Харама (Ферлосио) - страница 7

Сейчас Ферлосио, верный принципу обыденности, ненарочитости изображаемого, выбрал совсем не худший образец касты (так же, как и его жандармы при всей их грубости и упоении властью все же не те ищейки на «Социальной бригады», что пытали арестованных во франкистских застенках). Это следователь новой формации, молодой, безукоризненно подготовленный. Он энергичен, исполнителен, корректен, умело ведет допрос, даже проявляет соответствующую случаю взволнованность — но все так заученно-профессионально, не без любовании своим юридическим мастерством. Вызванный звонком патрульного из казино, оставивший роскошный ужин и нарядную спутницу, он вернется, когда закончит нужные формальности, в этот сияющий благополучием мир — и ничто не может нарушить прочно установившийся порядок его жизни. Никакие внутренние перевороты невозможны в этом сытом и самодовольном человеке. Здесь все — чистая форма, застывшая и уже омертвевшая, несмотря на физическую молодость.
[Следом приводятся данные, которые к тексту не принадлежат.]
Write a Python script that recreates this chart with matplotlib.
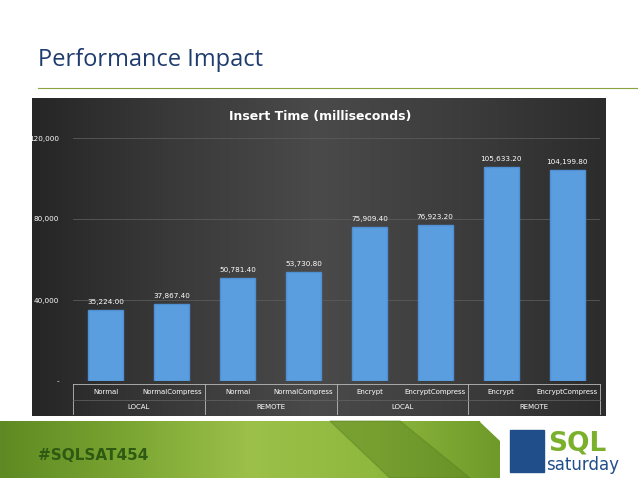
import numpy as np
import matplotlib.pyplot as plt
from matplotlib.patches import Rectangle, Polygon
from matplotlib.colors import LinearSegmentedColormap

# chart data
bar_labels = ["Normal", "NormalCompress", "Normal", "NormalCompress",
              "Encrypt", "EncryptCompress", "Encrypt", "EncryptCompress"]
group_labels = ["LOCAL", "REMOTE", "LOCAL", "REMOTE"]
insert_ms = [35224.00, 37867.40, 50781.40, 53730.80,
             75909.40, 76923.20, 105633.20, 104199.80]
y_ticks = [0, 40000, 80000, 120000]
y_tick_labels = ["-", "40,000", "80,000", "120,000"]

W, H = 638, 478
fig = plt.figure(figsize=(W / 100, H / 100), dpi=100)
fig.patch.set_facecolor("white")

# slide background layer in pixel coords
bg = fig.add_axes([0, 0, 1, 1])
bg.set_xlim(0, W)
bg.set_ylim(H, 0)
bg.axis("off")

bg.text(38, 60, "Performance Impact", fontsize=17, color="#1f3c6e",
        family="Open Sans", va="center")
bg.plot([38, 638], [88, 88], color="#8aa33c", lw=0.8)

# dark chart panel with soft gradient
panel_cmap = LinearSegmentedColormap.from_list(
    "panel", ["#262626", "#3a3a3a", "#4a4a4a", "#3c3c3c", "#2c2c2c"])
bg.imshow(np.tile(np.linspace(0, 1, 256), (2, 1)), extent=[32, 606, 416, 98],
          cmap=panel_cmap, aspect="auto", zorder=1)
bg.text(320, 116, "Insert Time (milliseconds)", color="white", fontsize=9,
        fontweight="bold", ha="center", va="center", zorder=3)

# footer band
foot_cmap = LinearSegmentedColormap.from_list(
    "foot", ["#5f8a23", "#7aa532", "#9cc04a", "#8fb83e", "#6e9a2a"])
bg.imshow(np.tile(np.linspace(0, 1, 256), (2, 1)), extent=[0, 500, 478, 421],
          cmap=foot_cmap, aspect="auto", zorder=1)
bg.add_patch(Polygon([[330, 421], [400, 421], [470, 478], [390, 478]],
                     color="#5a8220", alpha=0.45, zorder=2))
bg.add_patch(Polygon([[480, 421], [638, 421], [638, 478], [540, 478]],
                     color="white", zorder=2))
bg.text(38, 455, "#SQLSAT454", color="#2f5a12", fontsize=11, fontweight="bold",
        va="center", zorder=3)
bg.add_patch(Rectangle((510, 430), 34, 42, color="#1f4e8a", zorder=3))
bg.text(548, 443, "SQL", color="#7ab02c", fontsize=19, fontweight="bold",
        va="center", zorder=3)
bg.text(546, 465, "saturday", color="#1f4e8a", fontsize=12, va="center", zorder=3)

# bar chart axes
ax = fig.add_axes([73 / W, 1 - 381 / H, 527 / W, 243 / H])
ax.patch.set_alpha(0)
x = np.arange(len(insert_ms))
ax.bar(x, insert_ms, width=0.53, color="#5b9ee0", edgecolor="#4f8fd4", zorder=3)
for xi, v in zip(x, insert_ms):
    ax.text(xi, v + 2500, f"{v:,.2f}", color="white", fontsize=5.2,
            ha="center", va="bottom", zorder=4)
ax.set_xlim(-0.5, len(insert_ms) - 0.5)
ax.set_ylim(0, 120000)
ax.set_yticks(y_ticks)
ax.set_yticklabels(y_tick_labels, color="white", fontsize=5.2)
ax.tick_params(axis="y", length=0, pad=10)
ax.grid(axis="y", color="#5a5a5a", lw=0.6, zorder=0)
ax.set_xticks([])
for s in ax.spines.values():
    s.set_visible(False)

# category labels below the axes
for xi, lab in zip(x, bar_labels):
    ax.text(xi, -5400, lab, color="white", fontsize=5, ha="center", va="center",
            clip_on=False)
for gi, g in enumerate(group_labels):
    ax.text(gi * 2 + 0.5, -12800, g, color="white", fontsize=5, ha="center",
            va="center", clip_on=False)
for b in range(len(group_labels) + 1):
    ax.plot([b * 2 - 0.5, b * 2 - 0.5], [-1500, -16300], color="#bbbbbb", lw=0.6,
            clip_on=False)
ax.plot([-0.5, 7.5], [-1500, -1500], color="#bbbbbb", lw=0.6, clip_on=False)
ax.plot([-0.5, 7.5], [-9400, -9400], color="#666666", lw=0.5, clip_on=False)

fig.savefig("out.png", dpi=100)
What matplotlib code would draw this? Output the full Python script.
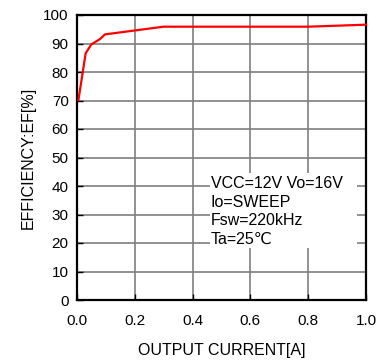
import matplotlib
matplotlib.use("Agg")
import matplotlib.pyplot as plt
from matplotlib.patches import Rectangle

# Efficiency vs output current
current_a = [0.005, 0.03, 0.05, 0.08, 0.097, 0.30, 0.80, 1.00]
efficiency_pct = [70.2, 86.6, 89.7, 91.6, 93.2, 95.9, 95.9, 96.6]

x_ticks = [0.0, 0.2, 0.4, 0.6, 0.8, 1.0]
y_ticks = list(range(0, 101, 10))

plt.rcParams['font.family'] = ['Liberation Sans', 'DejaVu Sans']

fig = plt.figure(figsize=(3.9, 3.63), dpi=100)
ax = fig.add_axes([77/390, 63/363, 289/390, 285/363])

ax.plot(current_a, efficiency_pct, color='#ff0000', linewidth=1.6, zorder=3, clip_on=False)

ax.set_xlim(0, 1.0)
ax.set_ylim(0, 100)
ax.set_xticks(x_ticks)
ax.set_xticklabels([f"{v:.1f}" for v in x_ticks])
ax.set_yticks(y_ticks)
ax.grid(True, color='#7f7f7f', linewidth=1.2)
ax.set_axisbelow(True)

for s in ax.spines.values():
    s.set_linewidth(1.6)
    s.set_color('black')

ax.tick_params(direction='in', length=4, width=1, labelsize=11, colors='black')
ax.tick_params(axis='x', pad=10)
ax.tick_params(axis='y', pad=6)

ax.set_xlabel("OUTPUT CURRENT[A]", fontsize=11.5)
ax.set_ylabel("EFFICIENCY:EF[%]", fontsize=11.5)
ax.xaxis.label.set_va('center')
ax.yaxis.label.set_va('center')
ax.xaxis.set_label_coords(0.5, -50/285)
ax.yaxis.set_label_coords(-49/289, 0.5)

# White panel behind the test-condition note
ax.add_patch(Rectangle((0.459, 18.2), 0.51, 26.4, facecolor='white',
                       edgecolor='none', zorder=2))
ax.text(0.462, 43.6, "VCC=12V Vo=16V\nIo=SWEEP\nFsw=220kHz\nTa=25\u2103",
        fontsize=11.5, ha='left', va='top', linespacing=1.32, zorder=4)

fig.savefig("out.png", dpi=100)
Рафаэль Санчес Ферлосио последовательно осуществляет программу испанского объективного романа — свидетельствовать о социальных отношениях. Однако, будь книга написана точно по программным установкам, она, может быть, и выполнила бы свою задачу, заставив читателя вглядеться и вдуматься в окружающую его обыденную жизнь, но, дав пищу разуму, не дала бы ее воображению. К счастью, Санчес Ферлосио оказался не только терпеливым и проницательным наблюдателем, но и поэтом, и он сумел вдохнуть «душу нашу» в косную материю повседневного быта.

Выдержка из географического справочника, которая открывает книгу, вроде бы подчеркивает, что главное для повествователя — конкретность, что его наблюдательный пункт установлен в точно обозначенной зоне земного пространства. Харама взята как артерия, ведущая к самому сердцу Испании. Но у романа есть еще эпиграф, и он спорит с географическим описанием. Эпиграфом поставлены слова Леонардо да Винчи: «Вода, в которую мы входим, — последняя из той, что уже протекла, и первая из той, что течет к нам; таков и настоящий день». Река, несущая свои воды, превращена Леонардо в образ времени, а люди, входящие в реку, в современников, то есть в людей, сообща переживающих настоящее. Образ дна всплывает в нашей памяти где-то в начале романа, когда ребята затеют веселую суматоху в воде и будет казаться, что «не сами они создают этот шум и гам, а звучит живой голос реки». Эта галдящая молодежь, эта людская толпа, стекающаяся на берег реки, и есть, подобно воде, в которую мы входим, — современность, один запечатленный миг истории. Так открывается в ином ракурсе художественная задача романа; вот один-единственный день, зафиксированный со всей полнотой и точностью, доступной киноаппарату, без каких бы то ни было объяснений, предысторий или забеганий в будущее, — но надо в этом дне увидеть и то, что определено прошлым, и то, что обещает будущее («…вода… что уже протекла, и… что течет к нам…»).